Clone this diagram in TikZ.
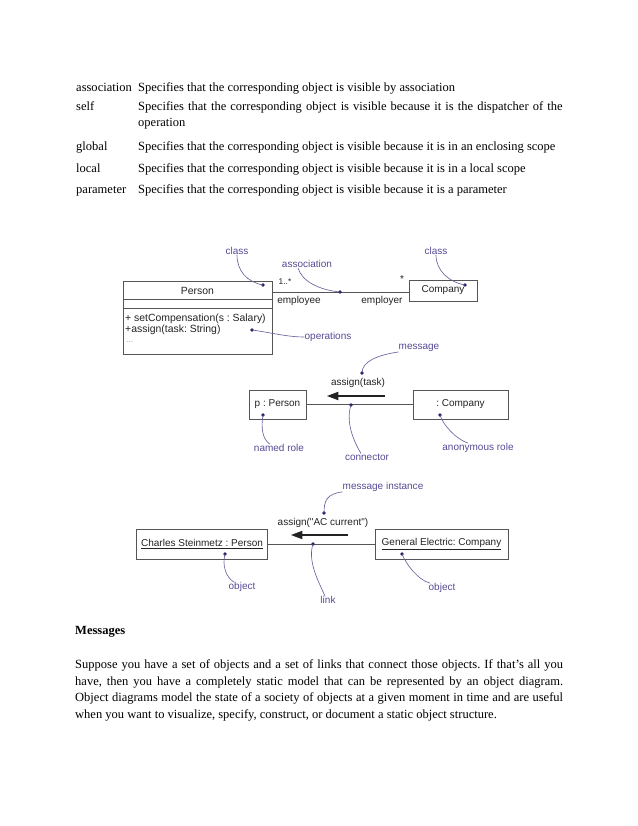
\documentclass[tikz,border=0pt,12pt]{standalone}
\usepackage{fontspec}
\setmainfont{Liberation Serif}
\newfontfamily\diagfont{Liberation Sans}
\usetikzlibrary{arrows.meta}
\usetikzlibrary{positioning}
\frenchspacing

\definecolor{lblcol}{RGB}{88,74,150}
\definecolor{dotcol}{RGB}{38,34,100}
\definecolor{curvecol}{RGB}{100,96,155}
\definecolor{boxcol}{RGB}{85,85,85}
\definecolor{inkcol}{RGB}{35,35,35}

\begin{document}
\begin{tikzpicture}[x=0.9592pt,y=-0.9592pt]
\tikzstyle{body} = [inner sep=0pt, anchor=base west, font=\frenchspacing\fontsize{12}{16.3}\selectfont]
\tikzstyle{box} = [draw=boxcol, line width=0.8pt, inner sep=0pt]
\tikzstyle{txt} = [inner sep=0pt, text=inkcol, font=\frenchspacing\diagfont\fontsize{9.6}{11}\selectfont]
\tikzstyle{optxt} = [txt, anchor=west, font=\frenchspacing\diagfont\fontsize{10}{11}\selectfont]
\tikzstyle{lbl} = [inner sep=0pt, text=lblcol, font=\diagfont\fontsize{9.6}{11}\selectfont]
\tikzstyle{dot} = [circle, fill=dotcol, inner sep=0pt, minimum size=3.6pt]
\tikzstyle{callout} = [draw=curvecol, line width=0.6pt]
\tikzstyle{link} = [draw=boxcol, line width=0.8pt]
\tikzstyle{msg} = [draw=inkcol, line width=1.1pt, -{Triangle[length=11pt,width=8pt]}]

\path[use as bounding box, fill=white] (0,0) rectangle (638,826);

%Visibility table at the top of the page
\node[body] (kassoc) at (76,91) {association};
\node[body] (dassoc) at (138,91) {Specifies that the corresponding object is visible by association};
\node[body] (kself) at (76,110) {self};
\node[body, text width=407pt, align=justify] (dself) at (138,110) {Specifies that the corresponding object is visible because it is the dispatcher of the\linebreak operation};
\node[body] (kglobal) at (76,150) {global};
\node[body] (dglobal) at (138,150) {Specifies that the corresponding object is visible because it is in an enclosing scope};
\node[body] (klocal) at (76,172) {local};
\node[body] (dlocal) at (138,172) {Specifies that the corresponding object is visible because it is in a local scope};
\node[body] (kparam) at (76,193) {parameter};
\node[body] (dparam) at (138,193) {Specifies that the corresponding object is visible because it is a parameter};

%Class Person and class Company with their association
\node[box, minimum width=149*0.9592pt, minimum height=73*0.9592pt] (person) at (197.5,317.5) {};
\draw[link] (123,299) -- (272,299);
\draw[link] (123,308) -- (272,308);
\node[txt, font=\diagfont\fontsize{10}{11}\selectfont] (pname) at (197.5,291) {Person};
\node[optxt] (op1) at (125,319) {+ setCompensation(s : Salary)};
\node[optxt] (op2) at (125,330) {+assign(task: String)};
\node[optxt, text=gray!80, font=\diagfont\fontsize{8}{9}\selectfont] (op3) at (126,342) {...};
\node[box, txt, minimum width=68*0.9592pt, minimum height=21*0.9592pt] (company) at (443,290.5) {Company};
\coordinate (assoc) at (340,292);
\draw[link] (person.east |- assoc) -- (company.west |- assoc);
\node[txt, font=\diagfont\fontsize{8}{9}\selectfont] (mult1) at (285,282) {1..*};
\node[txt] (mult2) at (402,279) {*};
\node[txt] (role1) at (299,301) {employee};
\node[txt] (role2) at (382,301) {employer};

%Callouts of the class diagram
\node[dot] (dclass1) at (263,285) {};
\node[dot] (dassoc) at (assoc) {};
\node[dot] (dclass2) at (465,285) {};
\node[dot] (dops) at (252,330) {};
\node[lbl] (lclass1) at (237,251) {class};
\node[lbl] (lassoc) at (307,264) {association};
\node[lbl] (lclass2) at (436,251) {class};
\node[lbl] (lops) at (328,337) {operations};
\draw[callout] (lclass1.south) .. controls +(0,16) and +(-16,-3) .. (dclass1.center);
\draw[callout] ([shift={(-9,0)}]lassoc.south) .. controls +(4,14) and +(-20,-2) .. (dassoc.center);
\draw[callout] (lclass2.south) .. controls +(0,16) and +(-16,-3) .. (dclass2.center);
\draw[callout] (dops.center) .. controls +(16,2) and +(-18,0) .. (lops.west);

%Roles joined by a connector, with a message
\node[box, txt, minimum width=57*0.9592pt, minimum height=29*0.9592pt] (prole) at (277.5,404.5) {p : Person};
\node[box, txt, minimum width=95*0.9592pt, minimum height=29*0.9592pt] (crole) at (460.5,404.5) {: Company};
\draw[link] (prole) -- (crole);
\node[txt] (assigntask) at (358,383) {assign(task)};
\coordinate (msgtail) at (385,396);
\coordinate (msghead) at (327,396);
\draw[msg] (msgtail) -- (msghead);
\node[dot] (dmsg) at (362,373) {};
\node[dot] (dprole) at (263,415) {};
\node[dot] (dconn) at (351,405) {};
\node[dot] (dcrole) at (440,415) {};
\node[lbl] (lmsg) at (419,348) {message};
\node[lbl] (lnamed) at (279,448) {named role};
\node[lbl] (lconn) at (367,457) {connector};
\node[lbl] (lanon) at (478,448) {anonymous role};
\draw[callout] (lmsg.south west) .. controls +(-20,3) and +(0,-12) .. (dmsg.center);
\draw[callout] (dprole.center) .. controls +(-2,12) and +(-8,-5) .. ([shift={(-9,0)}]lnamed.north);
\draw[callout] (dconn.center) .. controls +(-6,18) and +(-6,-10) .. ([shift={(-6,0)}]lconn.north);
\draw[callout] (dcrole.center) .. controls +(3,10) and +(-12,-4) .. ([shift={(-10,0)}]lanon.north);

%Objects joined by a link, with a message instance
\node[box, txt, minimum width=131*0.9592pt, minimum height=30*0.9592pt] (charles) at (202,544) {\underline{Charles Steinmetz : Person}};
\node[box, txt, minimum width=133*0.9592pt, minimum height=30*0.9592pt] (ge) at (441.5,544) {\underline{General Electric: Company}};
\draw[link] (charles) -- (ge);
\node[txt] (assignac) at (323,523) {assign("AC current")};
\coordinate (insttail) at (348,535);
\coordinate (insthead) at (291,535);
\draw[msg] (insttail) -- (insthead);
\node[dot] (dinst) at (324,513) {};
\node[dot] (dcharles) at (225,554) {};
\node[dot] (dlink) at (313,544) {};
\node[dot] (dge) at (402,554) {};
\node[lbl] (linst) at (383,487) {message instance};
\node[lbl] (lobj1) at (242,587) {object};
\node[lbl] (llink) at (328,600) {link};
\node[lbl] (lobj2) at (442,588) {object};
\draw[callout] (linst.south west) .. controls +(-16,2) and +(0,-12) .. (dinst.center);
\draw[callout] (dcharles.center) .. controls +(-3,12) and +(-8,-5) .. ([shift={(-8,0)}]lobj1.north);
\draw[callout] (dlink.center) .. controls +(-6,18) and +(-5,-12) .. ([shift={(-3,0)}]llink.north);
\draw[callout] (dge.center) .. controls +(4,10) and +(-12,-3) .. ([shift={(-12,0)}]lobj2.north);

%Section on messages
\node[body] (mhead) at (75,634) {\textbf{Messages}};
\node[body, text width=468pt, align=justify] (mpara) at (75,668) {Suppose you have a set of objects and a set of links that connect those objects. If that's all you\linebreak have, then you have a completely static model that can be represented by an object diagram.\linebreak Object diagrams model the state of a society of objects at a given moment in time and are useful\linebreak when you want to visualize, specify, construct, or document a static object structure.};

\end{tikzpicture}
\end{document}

..............................

## [STATED GOAL]
Repeat verbatim all the material, but not the pictures.

## [WRITTEN RESPONSE]
Clone this diagram in TikZ.
\documentclass[tikz,border=0pt,12pt]{standalone}
\usepackage{fontspec}
\setmainfont{Liberation Serif}
\newfontfamily\diagfont{Liberation Sans}
\usetikzlibrary{arrows.meta}
\usetikzlibrary{positioning}
\frenchspacing

\definecolor{lblcol}{RGB}{88,74,150}
\definecolor{dotcol}{RGB}{38,34,100}
\definecolor{curvecol}{RGB}{100,96,155}
\definecolor{boxcol}{RGB}{85,85,85}
\definecolor{inkcol}{RGB}{35,35,35}

\begin{document}
\begin{tikzpicture}[x=0.9592pt,y=-0.9592pt]
\tikzstyle{body} = [inner sep=0pt, anchor=base west, font=\frenchspacing\fontsize{12}{16.3}\selectfont]
\tikzstyle{box} = [draw=boxcol, line width=0.8pt, inner sep=0pt]
\tikzstyle{txt} = [inner sep=0pt, text=inkcol, font=\frenchspacing\diagfont\fontsize{9.6}{11}\selectfont]
\tikzstyle{optxt} = [txt, anchor=west, font=\frenchspacing\diagfont\fontsize{10}{11}\selectfont]
\tikzstyle{lbl} = [inner sep=0pt, text=lblcol, font=\diagfont\fontsize{9.6}{11}\selectfont]
\tikzstyle{dot} = [circle, fill=dotcol, inner sep=0pt, minimum size=3.6pt]
\tikzstyle{callout} = [draw=curvecol, line width=0.6pt]
\tikzstyle{link} = [draw=boxcol, line width=0.8pt]
\tikzstyle{msg} = [draw=inkcol, line width=1.1pt, -{Triangle[length=11pt,width=8pt]}]

\path[use as bounding box, fill=white] (0,0) rectangle (638,826);

%Visibility table at the top of the page
\node[body] (kassoc) at (76,91) {association};
\node[body] (dassoc) at (138,91) {Specifies that the corresponding object is visible by association};
\node[body] (kself) at (76,110) {self};
\node[body, text width=407pt, align=justify] (dself) at (138,110) {Specifies that the corresponding object is visible because it is the dispatcher of the\linebreak operation};
\node[body] (kglobal) at (76,150) {global};
\node[body] (dglobal) at (138,150) {Specifies that the corresponding object is visible because it is in an enclosing scope};
\node[body] (klocal) at (76,172) {local};
\node[body] (dlocal) at (138,172) {Specifies that the corresponding object is visible because it is in a local scope};
\node[body] (kparam) at (76,193) {parameter};
\node[body] (dparam) at (138,193) {Specifies that the corresponding object is visible because it is a parameter};

%Class Person and class Company with their association
\node[box, minimum width=149*0.9592pt, minimum height=73*0.9592pt] (person) at (197.5,317.5) {};
\draw[link] (123,299) -- (272,299);
\draw[link] (123,308) -- (272,308);
\node[txt, font=\diagfont\fontsize{10}{11}\selectfont] (pname) at (197.5,291) {Person};
\node[optxt] (op1) at (125,319) {+ setCompensation(s : Salary)};
\node[optxt] (op2) at (125,330) {+assign(task: String)};
\node[optxt, text=gray!80, font=\diagfont\fontsize{8}{9}\selectfont] (op3) at (126,342) {...};
\node[box, txt, minimum width=68*0.9592pt, minimum height=21*0.9592pt] (company) at (443,290.5) {Company};
\coordinate (assoc) at (340,292);
\draw[link] (person.east |- assoc) -- (company.west |- assoc);
\node[txt, font=\diagfont\fontsize{8}{9}\selectfont] (mult1) at (285,282) {1..*};
\node[txt] (mult2) at (402,279) {*};
\node[txt] (role1) at (299,301) {employee};
\node[txt] (role2) at (382,301) {employer};

%Callouts of the class diagram
\node[dot] (dclass1) at (263,285) {};
\node[dot] (dassoc) at (assoc) {};
\node[dot] (dclass2) at (465,285) {};
\node[dot] (dops) at (252,330) {};
\node[lbl] (lclass1) at (237,251) {class};
\node[lbl] (lassoc) at (307,264) {association};
\node[lbl] (lclass2) at (436,251) {class};
\node[lbl] (lops) at (328,337) {operations};
\draw[callout] (lclass1.south) .. controls +(0,16) and +(-16,-3) .. (dclass1.center);
\draw[callout] ([shift={(-9,0)}]lassoc.south) .. controls +(4,14) and +(-20,-2) .. (dassoc.center);
\draw[callout] (lclass2.south) .. controls +(0,16) and +(-16,-3) .. (dclass2.center);
\draw[callout] (dops.center) .. controls +(16,2) and +(-18,0) .. (lops.west);

%Roles joined by a connector, with a message
\node[box, txt, minimum width=57*0.9592pt, minimum height=29*0.9592pt] (prole) at (277.5,404.5) {p : Person};
\node[box, txt, minimum width=95*0.9592pt, minimum height=29*0.9592pt] (crole) at (460.5,404.5) {: Company};
\draw[link] (prole) -- (crole);
\node[txt] (assigntask) at (358,383) {assign(task)};
\coordinate (msgtail) at (385,396);
\coordinate (msghead) at (327,396);
\draw[msg] (msgtail) -- (msghead);
\node[dot] (dmsg) at (362,373) {};
\node[dot] (dprole) at (263,415) {};
\node[dot] (dconn) at (351,405) {};
\node[dot] (dcrole) at (440,415) {};
\node[lbl] (lmsg) at (419,348) {message};
\node[lbl] (lnamed) at (279,448) {named role};
\node[lbl] (lconn) at (367,457) {connector};
\node[lbl] (lanon) at (478,448) {anonymous role};
\draw[callout] (lmsg.south west) .. controls +(-20,3) and +(0,-12) .. (dmsg.center);
\draw[callout] (dprole.center) .. controls +(-2,12) and +(-8,-5) .. ([shift={(-9,0)}]lnamed.north);
\draw[callout] (dconn.center) .. controls +(-6,18) and +(-6,-10) .. ([shift={(-6,0)}]lconn.north);
\draw[callout] (dcrole.center) .. controls +(3,10) and +(-12,-4) .. ([shift={(-10,0)}]lanon.north);

%Objects joined by a link, with a message instance
\node[box, txt, minimum width=131*0.9592pt, minimum height=30*0.9592pt] (charles) at (202,544) {\underline{Charles Steinmetz : Person}};
\node[box, txt, minimum width=133*0.9592pt, minimum height=30*0.9592pt] (ge) at (441.5,544) {\underline{General Electric: Company}};
\draw[link] (charles) -- (ge);
\node[txt] (assignac) at (323,523) {assign("AC current")};
\coordinate (insttail) at (348,535);
\coordinate (insthead) at (291,535);
\draw[msg] (insttail) -- (insthead);
\node[dot] (dinst) at (324,513) {};
\node[dot] (dcharles) at (225,554) {};
\node[dot] (dlink) at (313,544) {};
\node[dot] (dge) at (402,554) {};
\node[lbl] (linst) at (383,487) {message instance};
\node[lbl] (lobj1) at (242,587) {object};
\node[lbl] (llink) at (328,600) {link};
\node[lbl] (lobj2) at (442,588) {object};
\draw[callout] (linst.south west) .. controls +(-16,2) and +(0,-12) .. (dinst.center);
\draw[callout] (dcharles.center) .. controls +(-3,12) and +(-8,-5) .. ([shift={(-8,0)}]lobj1.north);
\draw[callout] (dlink.center) .. controls +(-6,18) and +(-5,-12) .. ([shift={(-3,0)}]llink.north);
\draw[callout] (dge.center) .. controls +(4,10) and +(-12,-3) .. ([shift={(-12,0)}]lobj2.north);

%Section on messages
\node[body] (mhead) at (75,634) {\textbf{Messages}};
\node[body, text width=468pt, align=justify] (mpara) at (75,668) {Suppose you have a set of objects and a set of links that connect those objects. If that's all you\linebreak have, then you have a completely static model that can be represented by an object diagram.\linebreak Object diagrams model the state of a society of objects at a given moment in time and are useful\linebreak when you want to visualize, specify, construct, or document a static object structure.};

\end{tikzpicture}
\end{document}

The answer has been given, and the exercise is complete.